Let's put $x=0$ into the original "no-denominator" equation, and use the A and C values we found:
$$5(0)^2 - 15(0) + 7 = A(0-2)^2 + B(0+1)(0-2) + C(0+1)$$
$$0 - 0 + 7 = A(-2)^2 + B(1)(-2) + C(1)$$
$$7 = 4A - 2B + C$$
Now plug in A=3 and C=-1:
$$7 = 4(3) - 2B + (-1)$$
$$7 = 12 - 2B - 1$$
$$7 = 11 - 2B$$
To solve for B, I'll move $11$ to the left side:
$$7 - 11 = -2B$$
$$-4 = -2B$$
If $-4 = -2B$, then $B = 2$. Yay, found B!

4. **Putting It All Back Together:**
Now that I have A=3, B=2, and C=-1, I just put them back into our first setup equation:
$$\frac{5 x^{2}-15 x+7}{(x-2)^{2}(x+1)} = \frac{3}{x+1} + \frac{2}{x-2} + \frac{-1}{(x-2)^2}$$
Or, writing the plus-minus a little neater:
$$\frac{3}{x+1} + \frac{2}{x-2} - \frac{1}{(x-2)^2}$$

And that's it! We broke down the big fraction into its smaller, simpler pieces!

Alternative answer

Answer:
$$\frac{2}{x-2} - \frac{1}{(x-2)^2} + \frac{3}{x+1}$$

Explain
This is a question about <partial fraction decomposition>. The solving step is:

First, we need to break down the complicated fraction into simpler pieces!
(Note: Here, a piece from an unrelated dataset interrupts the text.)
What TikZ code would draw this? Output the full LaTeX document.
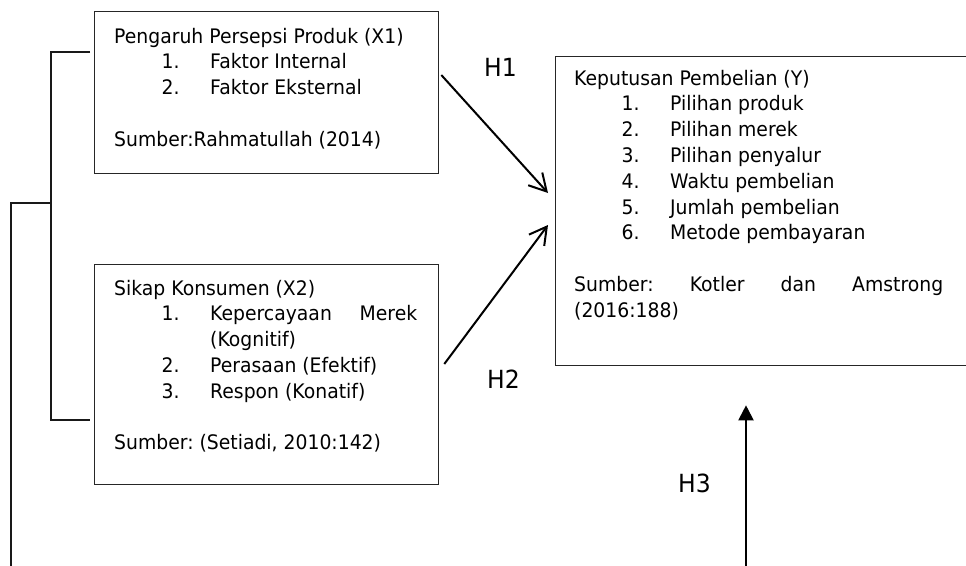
\documentclass[tikz,border=0pt]{standalone}
\usepackage{fontspec}
\setmainfont{DejaVu Sans}[FakeStretch=0.94]
\usetikzlibrary{arrows.meta,calc}
\frenchspacing
\newcommand{\numitem}[2]{\hspace*{47.5pt}\makebox[48.5pt][l]{#1}#2}
\begin{document}
\begin{tikzpicture}[x=1pt,y=-1pt,
  box/.style={draw=black!85, line width=1.3pt, inner sep=0pt, anchor=north west},
  txt/.style={anchor=base west, inner sep=0pt, font=\fontsize{20}{25.8}\selectfont},
  hlab/.style={anchor=base west, inner sep=0pt, font=\fontsize{25}{30}\selectfont},
  openarr/.style={line width=2pt, -{Straight Barb[length=17pt,width=19pt,line width=2pt]}},
  fillarr/.style={line width=2pt, -{Triangle[length=15pt,width=15pt]}},
  bracket/.style={line width=1.3pt, draw=black!90}]
\useasboundingbox (0,0) rectangle (966,565);

% boxes
\node[box, minimum width=344pt, minimum height=162pt] (x1) at (94,11) {};
\node[box, minimum width=344pt, minimum height=220pt] (x2) at (94,264) {};
\node[box, minimum width=420pt, minimum height=309pt] (y) at (555,56) {};

% box texts
\node[txt] (t1) at (114,43) {\parbox[t]{320pt}{Pengaruh Persepsi Produk (X1)\\
\numitem{1.}{Faktor Internal}\\
\numitem{2.}{Faktor Eksternal}\\
\mbox{}\\
Sumber:Rahmatullah (2014)}};

\node[txt] (t2) at (114,295) {\parbox[t]{320pt}{Sikap Konsumen (X2)\\
\numitem{1.}{\makebox[207pt]{Kepercayaan\hfill Merek}}\\
\hspace*{96pt}(Kognitif)\\
\numitem{2.}{Perasaan (Efektif)}\\
\numitem{3.}{Respon (Konatif)}\\
\mbox{}\\
Sumber: (Setiadi, 2010:142)}};

\node[txt] (t3) at (574,85) {\parbox[t]{380pt}{Keputusan Pembelian (Y)\\
\numitem{1.}{Pilihan produk}\\
\numitem{2.}{Pilihan merek}\\
\numitem{3.}{Pilihan penyalur}\\
\numitem{4.}{Waktu pembelian}\\
\numitem{5.}{Jumlah pembelian}\\
\numitem{6.}{Metode pembayaran}\\
\mbox{}\\
\makebox[369pt]{Sumber:\hfill Kotler\hfill dan\hfill Amstrong}\\
(2016:188)}};

% labels
\node[hlab] (h1) at (484,76) {H1};
\node[hlab] (h2) at (487,388) {H2};
\node[hlab] (h3) at (678,492) {H3};

% arrows
\draw[openarr] ($(x1.north east)+(2,64)$) -- ($(y.north west)+(-7,137)$);
\draw[openarr] ($(x2.north east)+(5,100)$) -- ($(y.north west)+(-7,169)$);
\coordinate (h3s) at (746,570);
\draw[fillarr] (h3s) -- ($(y.south west)+(191,39)$);

% bracket
\draw[bracket] ($(x1.north west)+(-4,41)$) -| ($(x2.north west)+(-43,156)$) -- ++(39,0);
\coordinate (oj) at (51,203);
\coordinate (ob) at (11,570);
\draw[bracket] (oj) -| (ob);
\end{tikzpicture}
\end{document}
We look at the bottom part (the denominator) and see it has factors $(x-2)^2$ and $(x+1)$. This means our fraction can be written like this:
$$\frac{A}{x-2} + \frac{B}{(x-2)^2} + \frac{C}{x+1}$$
where A, B, and C are just numbers we need to find!

Next, we want to get rid of the fractions for a moment, so we multiply everything by the original bottom part, $(x-2)^2(x+1)$. This makes the equation look like this:
$$A(x-2)(x+1) + B(x+1) + C(x-2)^2 = 5x^2 - 15x + 7$$

Now, here's a neat trick to find A, B, and C! We can pick some smart numbers for 'x' that make parts of the equation disappear, which helps us find the numbers one by one.

1. **Let's try x = 2:**
If we put 2 in for every 'x', look what happens:
$$A(2-2)(2+1) + B(2+1) + C(2-2)^2 = 5(2)^2 - 15(2) + 7$$
$$A(0)(3) + B(3) + C(0)^2 = 5(4) - 30 + 7$$
$$0 + 3B + 0 = 20 - 30 + 7$$
$$3B = -10 + 7$$
$$3B = -3$$
So, **B = -1**! We found one!

2. **Let's try x = -1:**
Now, let's put -1 in for every 'x':
$$A(-1-2)(-1+1) + B(-1+1) + C(-1-2)^2 = 5(-1)^2 - 15(-1) + 7$$
$$A(-3)(0) + B(0) + C(-3)^2 = 5(1) + 15 + 7$$
$$0 + 0 + C(9) = 5 + 15 + 7$$
$$9C = 27$$
So, **C = 3**! We found another one!

3. **Let's try x = 0 (or any other easy number, since we found B and C):**
Now that we know B and C, let's pick an easy number for 'x', like 0.
$$A(0-2)(0+1) + B(0+1) + C(0-2)^2 = 5(0)^2 - 15(0) + 7$$
$$A(-2)(1) + B(1) + C(-2)^2 = 0 - 0 + 7$$
$$-2A + B + 4C = 7$$
We know B = -1 and C = 3, so let's put those in:
$$-2A + (-1) + 4(3) = 7$$
$$-2A - 1 + 12 = 7$$
$$-2A + 11 = 7$$
$$-2A = 7 - 11$$
$$-2A = -4$$
So, **A = 2**! We found the last one!

Finally, we put our numbers A=2, B=-1, and C=3 back into our decomposed fraction form:
$$\frac{2}{x-2} + \frac{-1}{(x-2)^2} + \frac{3}{x+1}$$
This can be written a little neater as:
$$\frac{2}{x-2} - \frac{1}{(x-2)^2} + \frac{3}{x+1}$$
And that's our answer! It's like breaking a big LEGO creation into smaller, easier-to-understand parts!